Deep Dive: How the Court Reached Its Decision
Summary Judgment and Legal Standards
The court began by outlining the standard for summary judgment, which requires the moving party to demonstrate the absence of a genuine issue of material fact and establish that they are entitled to judgment as a matter of law. The court emphasized that it must view the facts in the light most favorable to the nonmoving party, allowing for all reasonable inferences to be drawn in their favor. This standard is rooted in established case law, which dictates that only disputes over facts that could affect the outcome under governing law can prevent summary judgment. In this case, the court determined that there were no genuine disputes over material facts regarding the timeline of events and the terms of the insurance policy, leading to the conclusion that the defendant was entitled to judgment.
Contractual Limitations Period
The court examined the contractual limitation period specified in the insurance policy, which mandated that any civil action under ERISA must be filed within two years of the Trustees' decision. It noted that ERISA does not dictate a specific statute of limitations, thus allowing courts to adopt the most closely analogous state limitations period. While the plaintiff advocated for a ten-year Missouri statute of limitations, the court found that the explicit two-year limitation within the policy took precedence. This contractual provision was deemed enforceable as it was clearly stated in the plan and not considered unreasonably short, aligning with the principles established by the U.S. Supreme Court regarding the enforceability of contractual limitations.

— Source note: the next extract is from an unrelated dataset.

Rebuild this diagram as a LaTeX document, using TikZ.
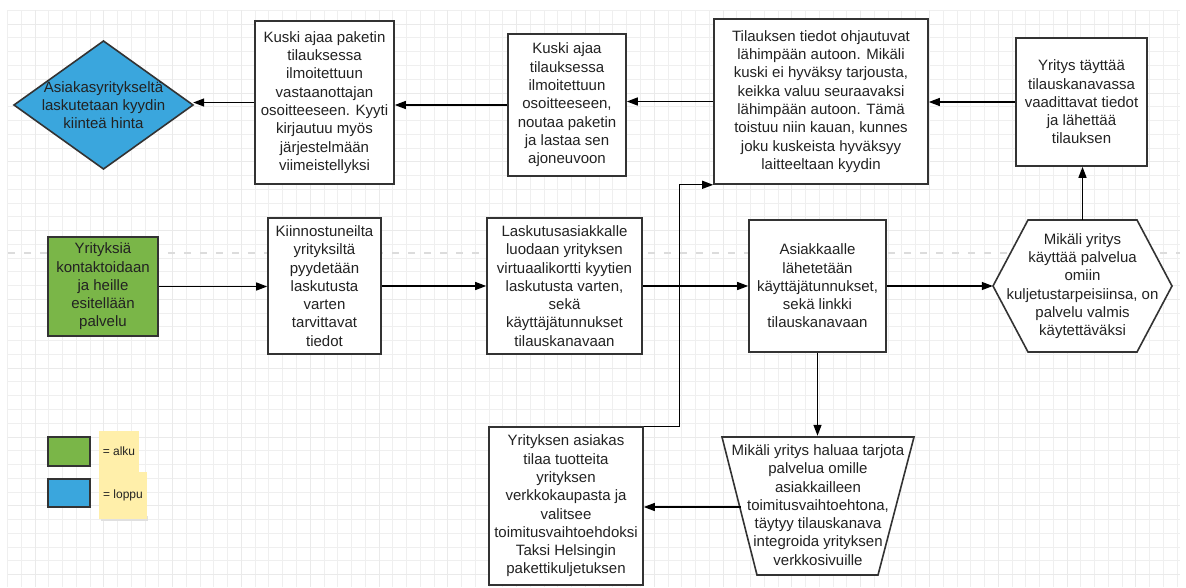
\documentclass[tikz,border=0pt]{standalone}
\usepackage{fontspec}
\setmainfont{Liberation Sans}
\usetikzlibrary{arrows.meta}
\definecolor{lgreen}{HTML}{7AB648}
\definecolor{lblue}{HTML}{3AA6DD}
\definecolor{notecol}{HTML}{FFEFAA}
\definecolor{edgecol}{HTML}{333333}
\definecolor{gridminor}{HTML}{EFEFEF}
\definecolor{gridmajor}{HTML}{EAEAEA}
\definecolor{dashcol}{HTML}{DCDCDC}
\definecolor{txtcol}{HTML}{222222}
\begin{document}
\begin{tikzpicture}[x=1pt,y=-1pt,
  txt/.style={align=center, inner sep=0pt, font=\fontsize{15}{18.3}\selectfont, text=txtcol},
  box/.style={txt, draw=edgecol, line width=1.6pt, fill=white},
  shapeline/.style={draw=edgecol, line width=1.6pt},
  conn/.style={line width=1.3pt, draw=black, -{Triangle[length=11pt,width=8pt]}},
  legendbox/.style={draw=edgecol, line width=1.6pt, inner sep=0pt},
  notebox/.style={fill=notecol, inner sep=0pt, font=\fontsize{12}{14}\selectfont, text=txtcol}
]
\useasboundingbox (0,0) rectangle (1186,587);
\fill[white] (0,0) rectangle (1186,587);
% grid
\foreach \i in {0,...,85} {
  \pgfmathsetmacro\xx{7.5+13.76*\i}
  \draw[gridminor, line width=0.9pt] (\xx,10.4) -- (\xx,587);
}
\foreach \j in {0,...,41} {
  \pgfmathsetmacro\yy{10.4+13.76*\j}
  \draw[gridminor, line width=0.9pt] (7.5,\yy) -- (1180,\yy);
}
\foreach \k in {0,...,16} {
  \pgfmathsetmacro\xx{35+68.8*\k}
  \draw[gridmajor, line width=1pt] (\xx,10.4) -- (\xx,587);
}
\foreach \k in {0,...,8} {
  \pgfmathsetmacro\yy{24.2+68.8*\k}
  \draw[gridmajor, line width=1pt] (7.5,\yy) -- (1180,\yy);
}
% dashed separator
\draw[dashcol, line width=2.5pt, dash pattern=on 7pt off 9pt] (8,253) -- (1180,253);

% top row
\fill[lblue] (14,105) -- (103.5,41) -- (193,105) -- (103.5,169) -- cycle;
\draw[shapeline] (14,105) -- (103.5,41) -- (193,105) -- (103.5,169) -- cycle;
\node[txt, minimum width=179pt, minimum height=128pt] (dia) at (103.5,105)
  {Asiakasyritykseltä\\laskutetaan kyydin\\kiinteä hinta};

\node[box, minimum width=139pt, minimum height=163pt] (k2) at (324.5,102.5)
  {Kuski ajaa paketin\\tilauksessa\\ilmoitettuun\\vastaanottajan\\osoitteeseen. Kyyti\\kirjautuu myös\\järjestelmään\\viimeistellyksi};

\node[box, minimum width=118pt, minimum height=142pt] (k3) at (567,105)
  {Kuski ajaa\\tilauksessa\\ilmoitettuun\\osoitteeseen,\\noutaa paketin\\ja lastaa sen\\ajoneuvoon};

\node[box, minimum width=214pt, minimum height=165pt] (til) at (821,101.5)
  {Tilauksen tiedot ohjautuvat\\lähimpään autoon. Mikäli\\kuski ei hyväksy tarjousta,\\keikka valuu seuraavaksi\\lähimpään autoon. Tämä\\toistuu niin kauan, kunnes\\joku kuskeista hyväksyy\\laitteeltaan kyydin};

\node[box, minimum width=131pt, minimum height=128pt] (yt) at (1081.5,102)
  {Yritys täyttää\\tilauskanavassa\\vaadittavat tiedot\\ja lähettää\\tilauksen};

% middle row
\node[box, fill=lgreen, minimum width=110pt, minimum height=99pt] (start) at (103,286.5)
  {Yrityksiä\\kontaktoidaan\\ja heille\\esitellään\\palvelu};

\node[box, minimum width=113pt, minimum height=136pt] (kiin) at (324.5,286)
  {Kiinnostuneilta\\yrityksiltä\\pyydetään\\laskutusta\\varten\\tarvittavat\\tiedot};

\node[box, minimum width=155pt, minimum height=136pt] (lask) at (564.5,286)
  {Laskutusasiakkalle\\luodaan yrityksen\\virtuaalikortti kyytien\\laskutusta varten,\\sekä\\käyttäjätunnukset\\tilauskanavaan};

\node[box, minimum width=137pt, minimum height=132pt] (asi) at (817.5,286)
  {Asiakkaalle\\lähetetään\\käyttäjätunnukset,\\sekä linkki\\tilauskanavaan};

\fill[white] (993,286) -- (1028,220) -- (1137,220) -- (1172,286) -- (1137,352) -- (1028,352) -- cycle;
\draw[shapeline] (993,286) -- (1028,220) -- (1137,220) -- (1172,286) -- (1137,352) -- (1028,352) -- cycle;
\node[txt, minimum width=179pt, minimum height=132pt] (hex) at (1082.5,286)
  {Mikäli yritys\\käyttää palvelua\\omiin\\kuljetustarpeisiinsa, on\\palvelu valmis\\käytettäväksi};

% bottom row
\fill[white] (722,437) -- (914,437) -- (878,575) -- (757,575) -- cycle;
\draw[shapeline] (722,437) -- (914,437) -- (878,575) -- (757,575) -- cycle;
\node[txt, minimum width=192pt, minimum height=138pt] (trap) at (818,505)
  {Mikäli yritys haluaa tarjota\\palvelua omille\\asiakkailleen\\toimitusvaihtoehtona,\\täytyy tilauskanava\\integroida yrityksen\\verkkosivuille};
\coordinate (trapL) at (740.5,507);

\node[box, minimum width=154pt, minimum height=158pt] (ya) at (566,506)
  {Yrityksen asiakas\\tilaa tuotteita\\yrityksen\\verkkokaupasta ja\\valitsee\\toimitusvaihtoehdoksi\\Taksi Helsingin\\pakettikuljetuksen};

% legend
\node[legendbox, fill=lgreen, minimum width=42pt, minimum height=29pt] (lg) at (69,451.5) {};
\node[legendbox, fill=lblue, minimum width=42pt, minimum height=28pt] (lb) at (69,493) {};
\node[notebox, minimum width=40pt, minimum height=41pt] (n1) at (119,451.5) {= alku};
\fill[black!12] (101,516) rectangle (148,521);
\node[notebox, minimum width=48pt, minimum height=47pt] (n2) at (123,495.5) {= loppu};

% connectors
\draw[conn] (yt.west) -- (yt.west -| til.east);
\draw[conn] (til.west) -- (til.west -| k3.east);
\draw[conn] (k3.west) -- (k3.west -| k2.east);
\draw[conn] (k2.west) -- (k2.west -| dia.east);
\draw[conn] (start.east) -- (start.east -| kiin.west);
\draw[conn] (kiin.east) -- (kiin.east -| lask.west);
\draw[conn] (lask.east) -- (lask.east -| asi.west);
\draw[conn] (asi.east) -- (asi.east -| hex.west);
\draw[conn] (hex.north) -- (hex.north |- yt.south);
\draw[conn] (asi.south) -- (asi.south |- trap.north);
\draw[conn] (trapL) -- (trapL -| ya.east);
\draw[conn] (ya.north east) -- ++(36,0) |- (til.south west);
\end{tikzpicture}
\end{document}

Reasonableness of the Limitation
In considering the reasonableness of the two-year limitation period, the court referenced the U.S. Supreme Court's decision in Heimeshoff, which upheld shorter contractual time limits for ERISA claims. The court highlighted that the policy language provided clear guidelines for filing a lawsuit, and the plaintiff had ample opportunity to bring her claim within the specified timeframe. It noted that the Supreme Court had previously found similar limitations reasonable, even in cases where internal review processes consumed significant time. The court concluded that the two-year period, beginning from the date the appeal decision was communicated, was reasonable given the context and nature of ERISA plans.
Notification of Rights and Time Limits
The court also addressed the issue of whether the defendant's notification of the appeal outcome provided adequate information about the two-year deadline for filing a lawsuit. It found that the defendant's letter explicitly stated the limitation period and the claimant's rights under ERISA. The court referenced ERISA regulations requiring that claimants be informed about the time limits applicable to their claims and appeals. Since the letter fulfilled these regulatory requirements, the court determined that the plaintiff was sufficiently informed of her rights and the necessary timeframes for legal action. This finding further supported the enforceability of the two-year limitation period.
Tolling and Waiver Considerations
Lastly, the court considered whether there were any grounds for tolling the two-year limitation period due to the defendant's conduct. The plaintiff had not presented evidence that the defendant's actions had caused her to miss the deadline for judicial review. Drawing from the Heimeshoff decision, the court acknowledged that waiver or estoppel might apply if an administrator's conduct misled a participant regarding their deadlines. However, since the defendant provided clear notice of the limitation period, the court found no basis for tolling. Consequently, it concluded that the plaintiff's lawsuit was barred by the two-year limitation, solidifying the defendant's right to summary judgment.